The original authority from 7 U.S.C. § 1431 also remains on the books, allowing the Commodity Credit Corporation to donate dairy products acquired through price support operations to school lunch programs, charitable institutions, and needy households.7Office of the Law Revision Counsel. 7 U.S.C. 1431 – Disposition of Commodities To Prevent Waste The statute prioritizes these donations ahead of any other use. As of fiscal year 2026, the USDA Foods available list for tribal programs still includes American cheese in five-pound loaves alongside shelf-stable milk and other dairy products.8Food and Nutrition Service. USDA Foods Available List for FDPIR

TEFAP Today

TEFAP still exists as a major federal food assistance program, though it now covers far more than cheese. The USDA purchases a wide variety of nutritious American-grown foods and distributes them through state agencies to food banks and other emergency feeding organizations at no cost to recipients.9Food and Nutrition Service. The Emergency Food Assistance Program

If you’re wondering whether you qualify, eligibility is based on household income. Under federal regulations, states must set their income ceiling somewhere between 185 and 300 percent of the federal poverty guidelines. For 2026, the 185 percent floor means a single person earning up to $29,526 per year qualifies in every state that uses the minimum threshold. A four-person household qualifies at up to $61,050. Alaska and Hawaii have higher limits reflecting their cost of living, with Alaska’s four-person threshold at $76,313 and Hawaii’s at $70,208.10Food and Nutrition Service. TEFAP Income Guidelines Many states set their cutoff above 185 percent, so it’s worth checking locally even if your income exceeds these minimums.

Recent Dairy Market Interventions

The cheese-buying instinct never fully disappeared. In October 2016, after dairy revenues had dropped 35 percent over the preceding two years due to low world prices and sluggish demand, the USDA announced a $20 million purchase of surplus cheddar cheese under the same Section 32 authority that dates back to 1935. That cheese went to food banks and nutrition assistance programs.11U.S. Department of Agriculture. USDA Announces Plans to Purchase Surplus Cheese

The COVID-19 pandemic triggered a far larger intervention. When restaurant and food service closures caused supply chain disruptions in 2020, farmers were dumping milk and leaving crops unharvested. The USDA launched the Farmers to Families Food Box Program, spending roughly $4.5 billion across multiple rounds to purchase boxes of fresh produce, dairy, and meat for direct distribution to families. Dairy products, including fluid milk and cheese, were a core component of the program from its first round through its final iteration. The scale dwarfed anything since the 1980s, though the mechanism was different: rather than stockpiling and then distributing, the government bought products and moved them into the food system within weeks.

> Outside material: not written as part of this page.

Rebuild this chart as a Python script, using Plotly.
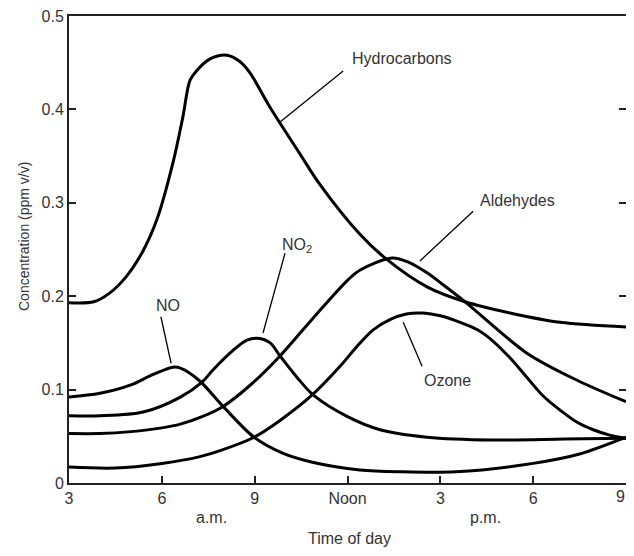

These episodes show that the basic dynamic behind government cheese hasn’t changed. When production outpaces demand, dairy prices collapse, farmers face financial ruin, and the federal government steps in as the buyer of last resort. The difference is that modern programs are designed to avoid the grotesque stockpiles of the early 1980s by getting food to people quickly rather than parking it underground for years.